Extracted records |
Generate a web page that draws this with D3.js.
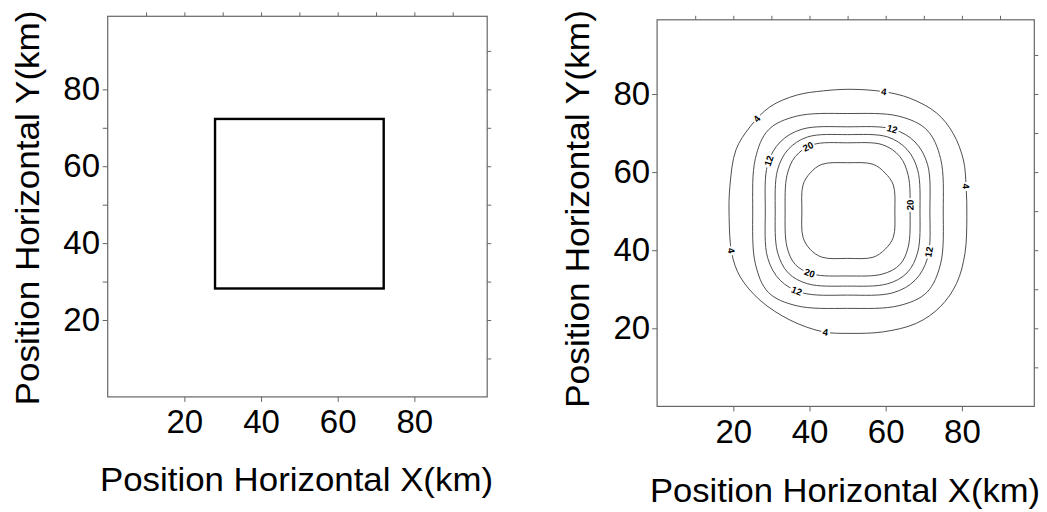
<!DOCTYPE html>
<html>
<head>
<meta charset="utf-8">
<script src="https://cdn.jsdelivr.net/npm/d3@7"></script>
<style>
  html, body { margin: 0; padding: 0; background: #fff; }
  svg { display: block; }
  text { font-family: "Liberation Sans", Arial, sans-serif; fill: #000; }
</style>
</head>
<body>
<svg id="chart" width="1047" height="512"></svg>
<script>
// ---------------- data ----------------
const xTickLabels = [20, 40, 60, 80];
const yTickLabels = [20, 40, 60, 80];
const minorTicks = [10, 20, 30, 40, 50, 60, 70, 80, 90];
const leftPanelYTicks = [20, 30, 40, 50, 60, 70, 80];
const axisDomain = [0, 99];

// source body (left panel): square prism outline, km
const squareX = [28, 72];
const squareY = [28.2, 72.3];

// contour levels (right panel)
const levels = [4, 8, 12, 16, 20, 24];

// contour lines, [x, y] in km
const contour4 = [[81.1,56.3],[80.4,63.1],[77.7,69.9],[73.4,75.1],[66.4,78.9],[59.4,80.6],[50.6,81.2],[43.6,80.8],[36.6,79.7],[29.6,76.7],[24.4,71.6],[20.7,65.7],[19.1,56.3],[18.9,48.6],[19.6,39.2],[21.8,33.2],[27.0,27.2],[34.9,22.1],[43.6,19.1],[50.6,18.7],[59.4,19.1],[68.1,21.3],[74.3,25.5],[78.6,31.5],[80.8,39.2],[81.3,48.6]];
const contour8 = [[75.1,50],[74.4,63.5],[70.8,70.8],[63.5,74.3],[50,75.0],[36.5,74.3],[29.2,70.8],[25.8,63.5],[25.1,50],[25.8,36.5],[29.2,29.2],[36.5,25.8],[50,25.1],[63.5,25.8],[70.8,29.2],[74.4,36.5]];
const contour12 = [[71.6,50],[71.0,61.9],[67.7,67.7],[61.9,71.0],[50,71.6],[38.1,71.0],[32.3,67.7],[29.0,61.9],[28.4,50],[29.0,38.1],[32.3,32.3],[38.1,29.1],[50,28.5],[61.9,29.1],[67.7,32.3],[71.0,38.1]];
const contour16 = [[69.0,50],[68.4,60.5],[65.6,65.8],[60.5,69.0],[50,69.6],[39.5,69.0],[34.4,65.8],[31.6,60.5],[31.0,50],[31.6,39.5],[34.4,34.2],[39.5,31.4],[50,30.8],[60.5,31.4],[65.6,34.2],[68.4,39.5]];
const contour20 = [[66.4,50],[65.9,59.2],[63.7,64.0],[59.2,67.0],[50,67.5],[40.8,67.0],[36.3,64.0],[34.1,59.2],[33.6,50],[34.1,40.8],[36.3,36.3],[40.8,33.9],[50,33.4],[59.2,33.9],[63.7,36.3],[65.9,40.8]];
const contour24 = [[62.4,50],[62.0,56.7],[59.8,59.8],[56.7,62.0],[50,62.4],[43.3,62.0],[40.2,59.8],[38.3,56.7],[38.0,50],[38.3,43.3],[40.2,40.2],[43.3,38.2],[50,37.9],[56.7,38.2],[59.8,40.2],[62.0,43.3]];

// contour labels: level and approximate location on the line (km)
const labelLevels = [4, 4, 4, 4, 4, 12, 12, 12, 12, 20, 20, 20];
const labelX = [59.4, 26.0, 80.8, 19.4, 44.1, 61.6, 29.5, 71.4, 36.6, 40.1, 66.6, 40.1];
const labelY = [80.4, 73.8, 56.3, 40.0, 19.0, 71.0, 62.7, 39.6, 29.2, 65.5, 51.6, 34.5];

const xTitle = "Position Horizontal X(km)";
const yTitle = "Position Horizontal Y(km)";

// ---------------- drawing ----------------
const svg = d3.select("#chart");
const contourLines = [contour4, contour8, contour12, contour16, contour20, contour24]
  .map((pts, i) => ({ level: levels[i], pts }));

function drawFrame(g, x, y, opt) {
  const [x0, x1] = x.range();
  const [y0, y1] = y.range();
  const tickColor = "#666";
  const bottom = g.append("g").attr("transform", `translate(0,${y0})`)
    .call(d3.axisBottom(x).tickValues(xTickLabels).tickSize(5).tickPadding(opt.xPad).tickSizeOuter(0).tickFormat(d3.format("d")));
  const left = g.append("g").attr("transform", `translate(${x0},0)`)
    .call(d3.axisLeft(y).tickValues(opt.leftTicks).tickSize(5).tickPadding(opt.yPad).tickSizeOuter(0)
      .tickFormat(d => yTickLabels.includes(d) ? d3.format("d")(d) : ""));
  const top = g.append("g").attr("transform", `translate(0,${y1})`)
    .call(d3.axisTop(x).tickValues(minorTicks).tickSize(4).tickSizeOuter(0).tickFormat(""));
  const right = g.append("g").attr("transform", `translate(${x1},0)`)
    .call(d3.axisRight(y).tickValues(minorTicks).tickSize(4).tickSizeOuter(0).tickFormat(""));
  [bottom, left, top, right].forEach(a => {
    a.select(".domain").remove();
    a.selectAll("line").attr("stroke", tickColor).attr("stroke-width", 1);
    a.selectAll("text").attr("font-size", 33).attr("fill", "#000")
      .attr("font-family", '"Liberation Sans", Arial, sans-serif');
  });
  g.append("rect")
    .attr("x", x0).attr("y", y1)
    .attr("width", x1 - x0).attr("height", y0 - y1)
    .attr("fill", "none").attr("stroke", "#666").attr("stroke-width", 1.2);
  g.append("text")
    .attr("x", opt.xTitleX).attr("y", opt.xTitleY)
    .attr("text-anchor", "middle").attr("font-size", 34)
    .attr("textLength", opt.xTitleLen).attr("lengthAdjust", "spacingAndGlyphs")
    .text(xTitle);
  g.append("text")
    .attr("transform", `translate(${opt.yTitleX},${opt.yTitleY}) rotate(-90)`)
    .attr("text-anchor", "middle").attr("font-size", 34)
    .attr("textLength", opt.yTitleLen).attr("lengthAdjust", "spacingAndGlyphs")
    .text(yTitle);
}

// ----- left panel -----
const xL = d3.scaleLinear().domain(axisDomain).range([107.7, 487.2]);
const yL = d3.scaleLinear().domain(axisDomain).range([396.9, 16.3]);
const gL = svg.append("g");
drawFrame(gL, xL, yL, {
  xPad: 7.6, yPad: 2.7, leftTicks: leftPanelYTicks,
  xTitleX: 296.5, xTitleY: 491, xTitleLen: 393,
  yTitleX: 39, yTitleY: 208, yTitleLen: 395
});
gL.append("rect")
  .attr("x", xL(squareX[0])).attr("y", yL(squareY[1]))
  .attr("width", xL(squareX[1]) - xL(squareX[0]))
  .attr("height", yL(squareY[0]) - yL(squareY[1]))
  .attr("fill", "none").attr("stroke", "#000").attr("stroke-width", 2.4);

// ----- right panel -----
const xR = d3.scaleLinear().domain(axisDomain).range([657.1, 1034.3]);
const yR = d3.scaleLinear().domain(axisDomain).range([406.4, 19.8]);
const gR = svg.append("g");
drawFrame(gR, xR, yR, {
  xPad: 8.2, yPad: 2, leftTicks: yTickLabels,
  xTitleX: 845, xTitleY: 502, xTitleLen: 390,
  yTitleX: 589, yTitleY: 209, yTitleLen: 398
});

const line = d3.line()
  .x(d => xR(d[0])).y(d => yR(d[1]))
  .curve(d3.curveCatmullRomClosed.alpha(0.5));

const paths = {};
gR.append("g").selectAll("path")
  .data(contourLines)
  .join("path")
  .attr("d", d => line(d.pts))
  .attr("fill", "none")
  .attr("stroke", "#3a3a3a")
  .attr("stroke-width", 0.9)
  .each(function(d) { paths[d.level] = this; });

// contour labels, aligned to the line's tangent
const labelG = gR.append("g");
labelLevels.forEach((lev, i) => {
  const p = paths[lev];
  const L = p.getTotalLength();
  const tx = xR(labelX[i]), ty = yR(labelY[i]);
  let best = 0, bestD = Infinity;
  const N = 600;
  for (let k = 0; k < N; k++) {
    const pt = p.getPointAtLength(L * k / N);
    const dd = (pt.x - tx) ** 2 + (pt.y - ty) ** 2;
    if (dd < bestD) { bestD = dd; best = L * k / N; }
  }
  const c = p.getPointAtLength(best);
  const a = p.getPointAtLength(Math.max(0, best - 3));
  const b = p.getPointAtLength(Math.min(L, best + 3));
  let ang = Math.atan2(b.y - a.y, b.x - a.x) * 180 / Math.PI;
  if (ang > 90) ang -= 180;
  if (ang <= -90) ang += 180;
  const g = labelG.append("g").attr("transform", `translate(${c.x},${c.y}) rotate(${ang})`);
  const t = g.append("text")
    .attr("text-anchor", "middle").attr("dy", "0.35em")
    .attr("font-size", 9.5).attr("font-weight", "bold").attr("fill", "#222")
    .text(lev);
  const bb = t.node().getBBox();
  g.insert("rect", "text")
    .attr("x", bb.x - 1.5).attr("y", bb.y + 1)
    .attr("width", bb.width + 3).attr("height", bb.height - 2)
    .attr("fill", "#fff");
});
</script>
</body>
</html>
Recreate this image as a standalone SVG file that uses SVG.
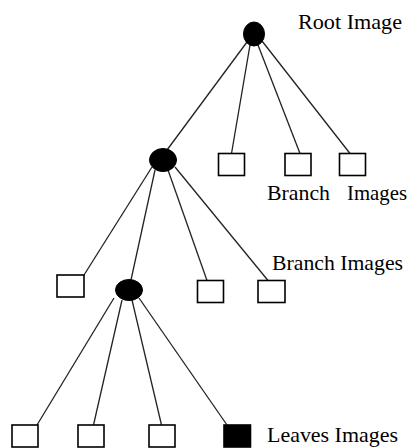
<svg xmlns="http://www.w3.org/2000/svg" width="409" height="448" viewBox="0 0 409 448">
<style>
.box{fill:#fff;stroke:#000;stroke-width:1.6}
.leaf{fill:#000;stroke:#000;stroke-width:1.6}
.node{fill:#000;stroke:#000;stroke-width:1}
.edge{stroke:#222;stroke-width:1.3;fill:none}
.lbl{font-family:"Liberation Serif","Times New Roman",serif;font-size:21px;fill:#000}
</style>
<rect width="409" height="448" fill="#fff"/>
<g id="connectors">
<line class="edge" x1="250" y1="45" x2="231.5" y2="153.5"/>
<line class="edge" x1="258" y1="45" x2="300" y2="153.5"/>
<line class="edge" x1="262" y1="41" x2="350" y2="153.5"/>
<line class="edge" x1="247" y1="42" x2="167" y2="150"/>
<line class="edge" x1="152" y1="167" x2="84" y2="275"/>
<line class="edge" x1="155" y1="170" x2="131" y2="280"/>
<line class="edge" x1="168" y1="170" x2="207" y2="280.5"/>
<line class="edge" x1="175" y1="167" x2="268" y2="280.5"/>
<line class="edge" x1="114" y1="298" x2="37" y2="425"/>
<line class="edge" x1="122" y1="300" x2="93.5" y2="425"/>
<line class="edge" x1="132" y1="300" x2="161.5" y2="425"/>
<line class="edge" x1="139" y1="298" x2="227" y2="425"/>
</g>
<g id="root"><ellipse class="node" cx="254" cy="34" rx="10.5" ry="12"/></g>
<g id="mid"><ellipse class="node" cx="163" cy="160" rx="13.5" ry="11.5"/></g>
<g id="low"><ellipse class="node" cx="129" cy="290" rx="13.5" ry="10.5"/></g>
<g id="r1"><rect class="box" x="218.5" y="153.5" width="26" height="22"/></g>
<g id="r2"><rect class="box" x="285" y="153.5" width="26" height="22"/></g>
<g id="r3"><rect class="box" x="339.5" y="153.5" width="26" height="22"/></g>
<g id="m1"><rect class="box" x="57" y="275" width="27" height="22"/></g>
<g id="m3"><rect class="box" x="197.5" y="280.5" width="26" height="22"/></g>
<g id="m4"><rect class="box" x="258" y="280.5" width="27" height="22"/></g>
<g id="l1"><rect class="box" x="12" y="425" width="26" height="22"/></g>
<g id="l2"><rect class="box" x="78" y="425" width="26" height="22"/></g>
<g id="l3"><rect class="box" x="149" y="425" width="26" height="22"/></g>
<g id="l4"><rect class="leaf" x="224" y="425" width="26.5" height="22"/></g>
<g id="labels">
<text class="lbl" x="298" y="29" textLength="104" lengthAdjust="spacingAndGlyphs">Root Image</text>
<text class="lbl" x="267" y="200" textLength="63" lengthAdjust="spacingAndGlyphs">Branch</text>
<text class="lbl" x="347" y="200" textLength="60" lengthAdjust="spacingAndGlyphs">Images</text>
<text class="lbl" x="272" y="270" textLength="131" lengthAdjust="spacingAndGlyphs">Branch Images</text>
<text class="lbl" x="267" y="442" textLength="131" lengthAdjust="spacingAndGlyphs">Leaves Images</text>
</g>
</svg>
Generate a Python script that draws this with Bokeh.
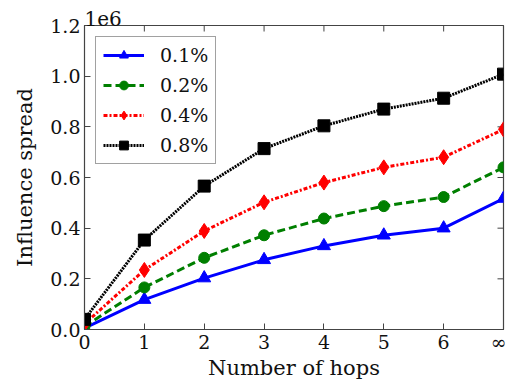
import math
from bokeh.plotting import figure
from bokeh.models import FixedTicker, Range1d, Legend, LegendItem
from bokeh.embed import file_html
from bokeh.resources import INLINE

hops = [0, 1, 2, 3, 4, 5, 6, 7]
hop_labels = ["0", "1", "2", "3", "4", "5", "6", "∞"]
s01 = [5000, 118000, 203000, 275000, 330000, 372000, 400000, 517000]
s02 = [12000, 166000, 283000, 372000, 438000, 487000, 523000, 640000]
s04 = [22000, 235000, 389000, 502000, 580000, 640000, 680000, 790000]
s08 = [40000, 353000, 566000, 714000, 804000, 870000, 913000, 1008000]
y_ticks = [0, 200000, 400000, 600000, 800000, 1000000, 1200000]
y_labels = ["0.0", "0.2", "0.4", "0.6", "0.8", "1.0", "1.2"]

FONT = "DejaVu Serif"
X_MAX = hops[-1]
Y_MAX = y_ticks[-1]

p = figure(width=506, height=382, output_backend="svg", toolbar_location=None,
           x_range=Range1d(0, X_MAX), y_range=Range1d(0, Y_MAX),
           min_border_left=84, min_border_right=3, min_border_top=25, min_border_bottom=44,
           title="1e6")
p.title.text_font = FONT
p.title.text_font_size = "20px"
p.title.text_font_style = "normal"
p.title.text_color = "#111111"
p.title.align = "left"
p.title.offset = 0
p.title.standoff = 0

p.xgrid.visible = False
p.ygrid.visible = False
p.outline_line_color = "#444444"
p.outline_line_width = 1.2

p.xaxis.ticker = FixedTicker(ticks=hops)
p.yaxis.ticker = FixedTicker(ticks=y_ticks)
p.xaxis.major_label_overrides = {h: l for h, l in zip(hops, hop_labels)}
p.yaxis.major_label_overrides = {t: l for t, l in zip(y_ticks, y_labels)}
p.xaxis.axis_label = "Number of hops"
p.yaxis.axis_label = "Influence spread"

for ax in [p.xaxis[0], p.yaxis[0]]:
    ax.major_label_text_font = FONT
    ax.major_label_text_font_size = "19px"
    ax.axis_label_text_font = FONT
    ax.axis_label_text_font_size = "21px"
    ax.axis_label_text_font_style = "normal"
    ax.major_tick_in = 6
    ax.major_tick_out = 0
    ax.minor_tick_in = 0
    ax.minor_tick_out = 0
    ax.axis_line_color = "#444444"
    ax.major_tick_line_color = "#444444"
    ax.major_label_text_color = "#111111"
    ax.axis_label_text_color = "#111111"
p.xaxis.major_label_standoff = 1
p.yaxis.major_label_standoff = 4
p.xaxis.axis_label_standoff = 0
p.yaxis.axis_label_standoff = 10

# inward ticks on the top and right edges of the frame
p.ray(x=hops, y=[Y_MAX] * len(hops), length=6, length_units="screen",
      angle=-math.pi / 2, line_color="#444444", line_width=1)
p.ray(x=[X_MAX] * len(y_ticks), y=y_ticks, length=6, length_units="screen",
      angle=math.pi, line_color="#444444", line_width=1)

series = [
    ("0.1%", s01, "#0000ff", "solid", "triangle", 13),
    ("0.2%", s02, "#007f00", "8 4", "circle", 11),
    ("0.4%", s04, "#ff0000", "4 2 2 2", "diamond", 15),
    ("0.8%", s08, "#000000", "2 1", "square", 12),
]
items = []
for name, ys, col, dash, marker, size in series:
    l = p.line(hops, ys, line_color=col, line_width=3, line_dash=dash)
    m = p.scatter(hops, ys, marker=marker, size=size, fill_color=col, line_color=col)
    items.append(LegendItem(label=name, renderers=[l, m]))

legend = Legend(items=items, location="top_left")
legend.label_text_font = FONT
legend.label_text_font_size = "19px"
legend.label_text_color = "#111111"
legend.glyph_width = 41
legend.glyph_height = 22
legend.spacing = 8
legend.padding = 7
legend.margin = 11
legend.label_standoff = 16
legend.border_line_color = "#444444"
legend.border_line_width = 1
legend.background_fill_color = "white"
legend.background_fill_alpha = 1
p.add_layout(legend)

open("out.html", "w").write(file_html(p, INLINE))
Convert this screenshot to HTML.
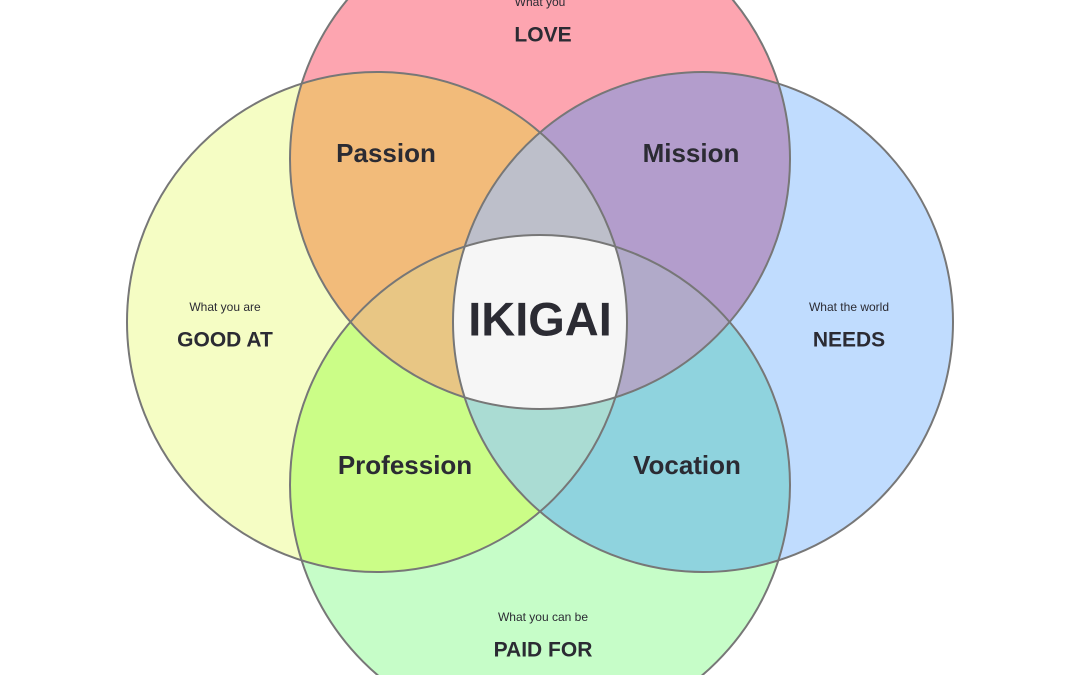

Aim of the task | Only lines belong in the copy: transcribe those from the start of the data through the line that contains "const levels = [4, 8, 12, 16, 20, 24];", and skip the pictures.

Task response |
Generate a web page that draws this with D3.js.
<!DOCTYPE html>
<html>
<head>
<meta charset="utf-8">
<script src="https://cdn.jsdelivr.net/npm/d3@7"></script>
<style>
  html, body { margin: 0; padding: 0; background: #fff; }
  svg { display: block; }
  text { font-family: "Liberation Sans", Arial, sans-serif; fill: #000; }
</style>
</head>
<body>
<svg id="chart" width="1047" height="512"></svg>
<script>
// ---------------- data ----------------
const xTickLabels = [20, 40, 60, 80];
const yTickLabels = [20, 40, 60, 80];
const minorTicks = [10, 20, 30, 40, 50, 60, 70, 80, 90];
const leftPanelYTicks = [20, 30, 40, 50, 60, 70, 80];
const axisDomain = [0, 99];

// source body (left panel): square prism outline, km
const squareX = [28, 72];
const squareY = [28.2, 72.3];

// contour levels (right panel)
const levels = [4, 8, 12, 16, 20, 24];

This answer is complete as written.